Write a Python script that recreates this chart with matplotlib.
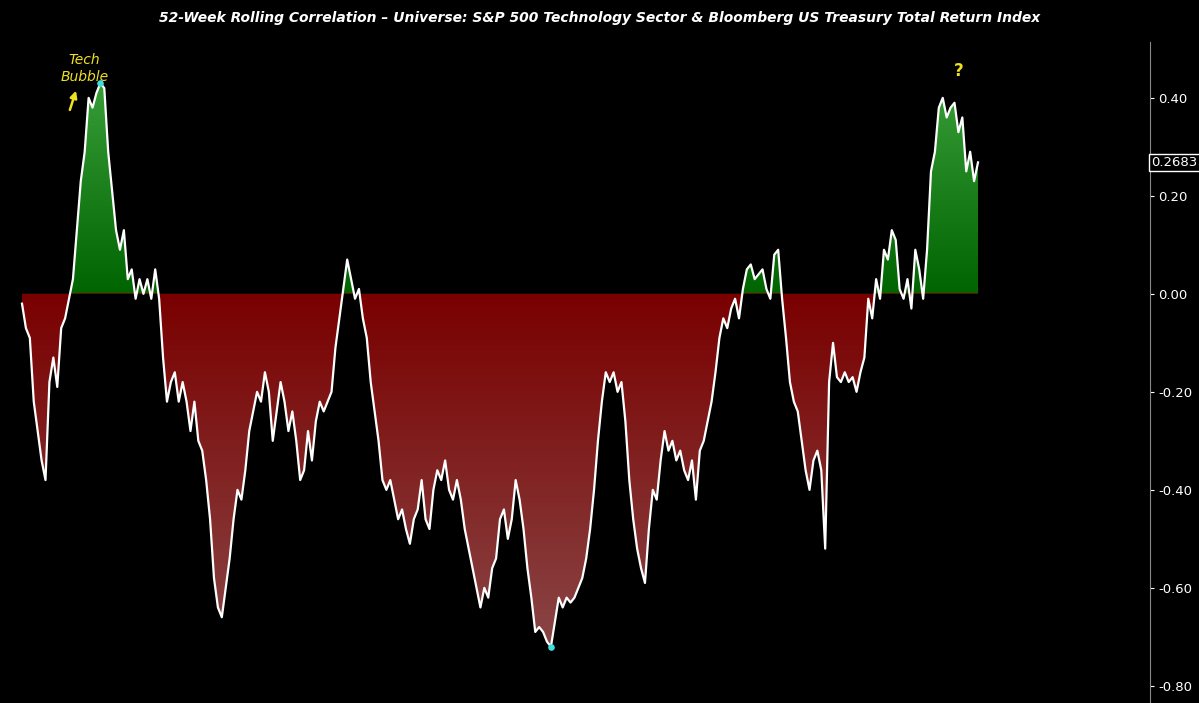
import numpy as np
import matplotlib
matplotlib.use("Agg")
import matplotlib.pyplot as plt
from matplotlib.colors import LinearSegmentedColormap

# weekly 52w rolling correlation
corr = [-0.02, -0.07, -0.09, -0.22, -0.28, -0.34, -0.38, -0.18, -0.13, -0.19, -0.07, -0.05, -0.01, 0.03,
        0.13, 0.23, 0.29, 0.40, 0.38, 0.41, 0.43, 0.42, 0.29, 0.21, 0.13, 0.09, 0.13, 0.03, 0.05, -0.01,
        0.03, 0.00, 0.03, -0.01, 0.05, -0.01, -0.13, -0.22, -0.18, -0.16, -0.22, -0.18, -0.22, -0.28,
        -0.22, -0.30, -0.32, -0.38, -0.46, -0.58, -0.64, -0.66, -0.60, -0.54, -0.46, -0.40, -0.42, -0.36,
        -0.28, -0.24, -0.20, -0.22, -0.16, -0.20, -0.30, -0.24, -0.18, -0.22, -0.28, -0.24, -0.30, -0.38,
        -0.36, -0.28, -0.34, -0.26, -0.22, -0.24, -0.22, -0.20, -0.11, -0.05, 0.01, 0.07, 0.03, -0.01,
        0.01, -0.05, -0.09, -0.18, -0.24, -0.30, -0.38, -0.40, -0.38, -0.42, -0.46, -0.44, -0.48, -0.51,
        -0.46, -0.44, -0.38, -0.46, -0.48, -0.40, -0.36, -0.38, -0.34, -0.40, -0.42, -0.38, -0.42, -0.48,
        -0.52, -0.56, -0.60, -0.64, -0.60, -0.62, -0.56, -0.54, -0.46, -0.44, -0.50, -0.46, -0.38, -0.42,
        -0.48, -0.56, -0.62, -0.69, -0.68, -0.69, -0.71, -0.72, -0.67, -0.62, -0.64, -0.62, -0.63, -0.62,
        -0.60, -0.58, -0.54, -0.48, -0.40, -0.30, -0.22, -0.16, -0.18, -0.16, -0.20, -0.18, -0.26, -0.38,
        -0.46, -0.52, -0.56, -0.59, -0.48, -0.40, -0.42, -0.34, -0.28, -0.32, -0.30, -0.34, -0.32, -0.36,
        -0.38, -0.34, -0.42, -0.32, -0.30, -0.26, -0.22, -0.16, -0.09, -0.05, -0.07, -0.03, -0.01, -0.05,
        0.01, 0.05, 0.06, 0.03, 0.04, 0.05, 0.01, -0.01, 0.08, 0.09, -0.01, -0.09, -0.18, -0.22, -0.24,
        -0.30, -0.36, -0.40, -0.34, -0.32, -0.36, -0.52, -0.18, -0.10, -0.17, -0.18, -0.16, -0.18, -0.17,
        -0.20, -0.16, -0.13, -0.01, -0.05, 0.03, -0.01, 0.09, 0.07, 0.13, 0.11, 0.01, -0.01, 0.03, -0.03,
        0.09, 0.05, -0.01, 0.09, 0.25, 0.29, 0.38, 0.40, 0.36, 0.38, 0.39, 0.33, 0.36, 0.25, 0.29, 0.23,
        0.2683]
yticks = [0.40, 0.20, 0.00, -0.20, -0.40, -0.60, -0.80]

y = np.array(corr)
x = np.arange(len(y))
n = len(y) - 1

fig = plt.figure(figsize=(11.99, 7.03), dpi=100, facecolor="black")
ax = fig.add_axes([0, 0, 1150 / 1199, 661 / 703], facecolor="black")
x0 = -22 / 956 * n
x1 = (1150 - 22) / 956 * n
ax.set_xlim(x0, x1)
ax.set_ylim(-0.835, 0.514)

# gradient fills clipped by the area polygon
greens = LinearSegmentedColormap.from_list("g", ["#006400", "#3aa03a"])
reds = LinearSegmentedColormap.from_list("r", ["#7a0000", "#8a4848"])
area = ax.fill_between(x, 0, y, color="none", lw=0)
clip = area.get_paths()[0]
grad = np.linspace(0, 1, 256).reshape(-1, 1)
im1 = ax.imshow(grad, cmap=greens, origin="lower", aspect="auto", extent=[0, n, 0, 0.45], zorder=1)
im1.set_clip_path(clip, transform=ax.transData)
im2 = ax.imshow(grad[::-1], cmap=reds, origin="lower", aspect="auto", extent=[0, n, -0.75, 0], zorder=1)
im2.set_clip_path(clip, transform=ax.transData)
ax.plot(x, y, color="white", lw=1.6, zorder=3)

imax, imin = int(np.argmax(y)), int(np.argmin(y))
ax.scatter([imax, imin], [y[imax], y[imin]], color="#40e0e0", s=14, zorder=4)

ax.yaxis.tick_right()
ax.set_yticks(yticks)
ax.set_yticklabels([f"{v:.2f}" for v in yticks], color="white", fontsize=9.5)
ax.tick_params(axis="y", colors="white", length=3, pad=3)
ax.set_xticks([])
for s in ["top", "bottom", "left"]:
    ax.spines[s].set_visible(False)
ax.spines["right"].set_color("#888888")

ax.text(x1 + 0.3, y[-1], f"{y[-1]:.4f}", color="white", fontsize=9.5, va="center", ha="left",
        bbox=dict(facecolor="black", edgecolor="white", pad=1.5), zorder=5)

ax.text(imax - 4, 0.46, "Tech\nBubble", color="#f0e020", fontsize=10, style="italic", ha="center",
        va="center")
ax.annotate("", xy=(imax - 6, 0.42), xytext=(imax - 8, 0.37),
            arrowprops=dict(arrowstyle="-|>", color="#f0e020", lw=1.8))
ax.text(x[-1] - 5, 0.445, "?", color="#f0e020", fontsize=12, fontweight="bold", ha="center")

fig.text(0.5, 0.975, "52-Week Rolling Correlation \u2013 Universe: S&P 500 Technology Sector & Bloomberg US Treasury Total Return Index",
         color="white", fontsize=10, fontweight="bold", style="italic", ha="center", va="center")
fig.savefig("out.png", dpi=100, facecolor="black")
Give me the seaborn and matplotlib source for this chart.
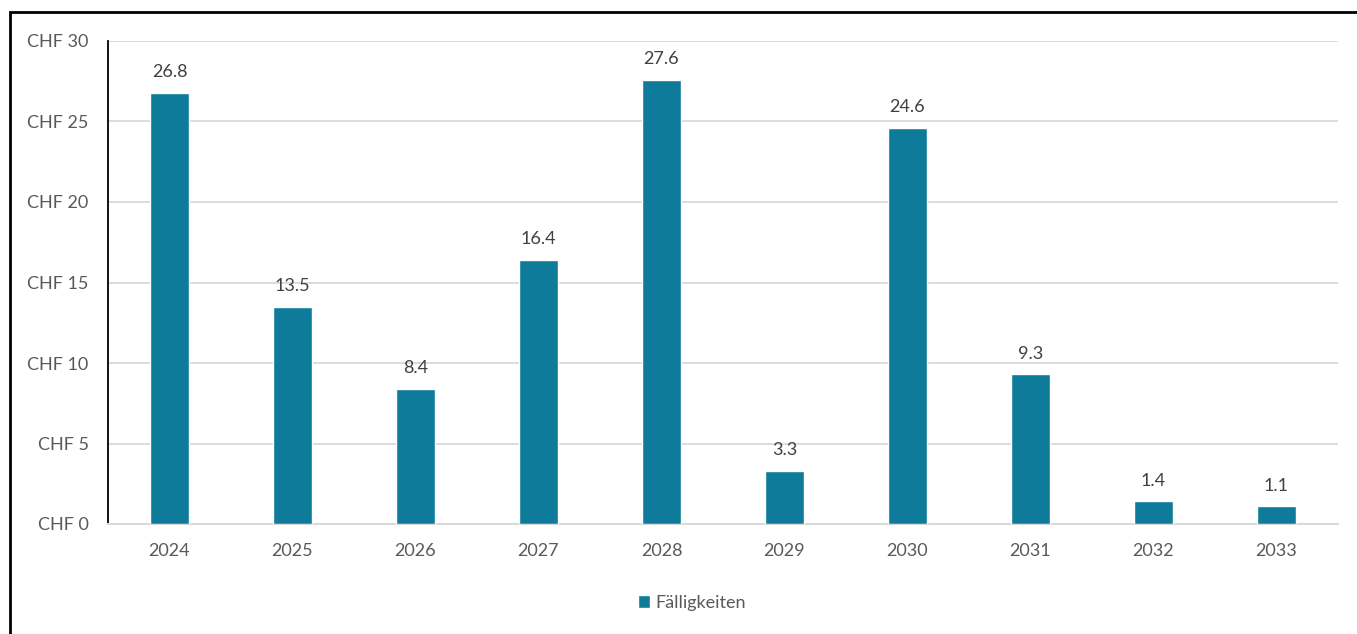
import matplotlib
matplotlib.use("Agg")
import matplotlib.pyplot as plt
import seaborn as sns
import pandas as pd
from matplotlib.patches import Rectangle, Patch

years = ["2024", "2025", "2026", "2027", "2028", "2029", "2030", "2031", "2032", "2033"]
values = [26.8, 13.5, 8.4, 16.4, 27.6, 3.3, 24.6, 9.3, 1.4, 1.1]
series_name = "Fälligkeiten"
yticks = [0, 5, 10, 15, 20, 25, 30]
ytick_labels = ["CHF 0", "CHF 5", "CHF 10", "CHF 15", "CHF 20", "CHF 25", "CHF 30"]

sns.set_theme(style="white")
plt.rcParams['font.family'] = ['Lato', 'DejaVu Sans']

bar_color = "#0e7b9a"
text_color = "#595959"
grid_color = "#d9d9d9"

df = pd.DataFrame({"year": years, "value": values})

fig = plt.figure(figsize=(13.57, 6.34), dpi=100)
ax = fig.add_axes([108/1357, 1-524/634, 1230/1357, 483/634])

sns.barplot(data=df, x="year", y="value", color=bar_color, width=0.31,
            saturation=1, ax=ax, zorder=3)

ax.set_ylim(0, 30)
ax.set_xlim(-0.5, len(years) - 0.5)
ax.set_yticks(yticks)
ax.set_yticklabels(ytick_labels)
ax.set_xlabel("")
ax.set_ylabel("")
ax.yaxis.grid(True, color=grid_color, linewidth=1.3, zorder=0)
ax.tick_params(axis="both", length=0, labelsize=13, colors=text_color)
ax.tick_params(axis="y", pad=14)
ax.tick_params(axis="x", pad=14)
for s in ["top", "right"]:
    ax.spines[s].set_visible(False)
ax.spines["left"].set_color("black")
ax.spines["left"].set_linewidth(1.3)
ax.spines["bottom"].set_color(grid_color)
ax.spines["bottom"].set_linewidth(1.5)

for c in ax.containers:
    ax.bar_label(c, labels=[f"{v:.1f}" for v in values], padding=9,
                 fontsize=13, color="#404040")

leg = fig.legend(handles=[Patch(facecolor=bar_color, label=series_name)],
                 loc="center", bbox_to_anchor=(692/1357, 1-603/634), frameon=False,
                 fontsize=13, handlelength=0.7, handleheight=0.7, handletextpad=0.3)
for t in leg.get_texts():
    t.set_color(text_color)

fig.add_artist(Rectangle((10/1357, -0.1), 1.2, (634 - 12)/634 + 0.1,
                         transform=fig.transFigure, fill=False,
                         edgecolor="black", linewidth=2, zorder=10))

fig.savefig("out.png", dpi=100, facecolor="white")
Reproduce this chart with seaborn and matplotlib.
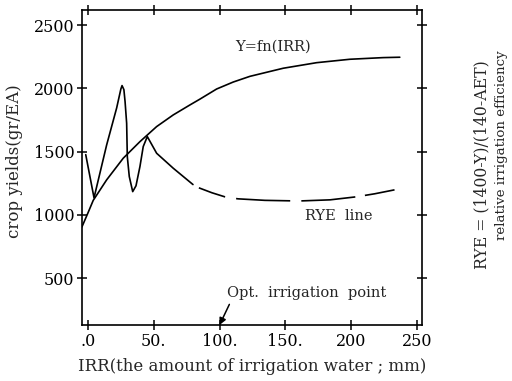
import pandas as pd
import matplotlib
matplotlib.use('Agg')
import matplotlib.pyplot as plt
import seaborn as sns

# Y = fn(IRR) yield curve
yfn_x = [-4.6, 0, 4.0, 14.2, 26.8, 39.5, 52.2, 64.8, 77.5, 85.1, 97.8, 110.4, 123.1,
         148.4, 173.8, 199.1, 224.4, 237]
yfn_y = [905, 1016, 1115, 1277, 1448, 1579, 1698, 1790, 1869, 1915, 1995, 2050, 2095,
         2159, 2203, 2230, 2243, 2246]

# RYE line, solid part
rye_x = [-1.7, 4.6, 14.2, 21.8, 25.0, 25.9, 27.3, 28.2, 29.4, 29.9, 31.4, 34.0, 36.5,
         39.5, 42.0, 45.1, 52.2, 64.8, 79.8]
rye_y = [1476, 1135, 1553, 1845, 1995, 2022, 1990, 1895, 1724, 1460, 1303, 1184, 1230,
         1382, 1540, 1619, 1487, 1369, 1240]
# RYE line, dashed part
rye_dash_x = [84.3, 94.2, 104, 114, 134.5, 155, 163, 184, 204, 218, 233]
rye_dash_y = [1214, 1175, 1143, 1127, 1115, 1111, 1111, 1119, 1143, 1167, 1198]

x_ticks = [0, 50, 100, 150, 200, 250]
x_tick_labels = ['.0', '50.', '100.', '150.', '200', '250']
y_ticks = [500, 1000, 1500, 2000, 2500]

sns.set_style('ticks')
plt.rcParams['font.family'] = ['DejaVu Serif']
plt.rcParams['lines.scale_dashes'] = False

fig = plt.figure(figsize=(5.12, 3.81), dpi=100)
ax = fig.add_axes([0.160, 0.147, 0.664, 0.827])

df_fn = pd.DataFrame({'x': yfn_x, 'y': yfn_y})
df_rye = pd.DataFrame({'x': rye_x, 'y': rye_y})
df_dash = pd.DataFrame({'x': rye_dash_x, 'y': rye_dash_y})

sns.lineplot(data=df_fn, x='x', y='y', ax=ax, color='black', lw=1.2,
             estimator=None, sort=False)
sns.lineplot(data=df_rye, x='x', y='y', ax=ax, color='black', lw=1.2,
             estimator=None, sort=False)
sns.lineplot(data=df_dash, x='x', y='y', ax=ax, color='black', lw=1.2,
             estimator=None, sort=False,
             linestyle=(0, (20, 8, 39, 8, 39, 7, 22, 60)))

ax.set_xlim(-4.6, 253.8)
ax.set_ylim(130, 2620)
ax.set_xticks(x_ticks, x_tick_labels)
ax.set_yticks(y_ticks)
ax.tick_params(direction='inout', length=7, width=1.1, top=True, right=True,
               labelsize=11.5, colors='black', pad=2)
for sp in ax.spines.values():
    sp.set_linewidth(1.2)
    sp.set_color('black')

ax.set_xlabel('IRR(the amount of irrigation water ; mm)', fontsize=12, labelpad=6)
ax.set_ylabel('crop yields(gr/EA)', fontsize=12, va='center')
ax.yaxis.set_label_coords(-0.197, 0.52)

ax.text(140.5, 2327, 'Y=fn(IRR)', fontsize=10.5, ha='center', va='center')
ax.text(190.7, 992, 'RYE  line', fontsize=10.5, ha='center', va='center')
ax.annotate('Opt.  irrigation  point', xy=(100, 130), xytext=(166, 384),
            fontsize=10.5, ha='center', va='center',
            arrowprops=dict(arrowstyle='-|>', color='black', lw=1.1,
                            shrinkA=1, shrinkB=0, mutation_scale=10,
                            relpos=(0.03, 0.0)))

fig.text(482 / 512, 1 - 165 / 381, 'RYE = (1400-Y)/(140-AET)', rotation=90,
         fontsize=11.3, ha='center', va='center')
fig.text(502 / 512, 1 - 145 / 381, 'relative irrigation efficiency', rotation=90,
         fontsize=9.6, ha='center', va='center')

fig.savefig('out.png', dpi=100)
-------
To be done =
Starting at the top of the listing above, reproduce each line up to and including the one with "from matplotlib.colors import"; omit the pictures.

Full answer =
Write a Python script that recreates this chart with matplotlib.
import numpy as np
import matplotlib
matplotlib.use("Agg")
import matplotlib.pyplot as plt
from matplotlib.colors import LinearSegmentedColormap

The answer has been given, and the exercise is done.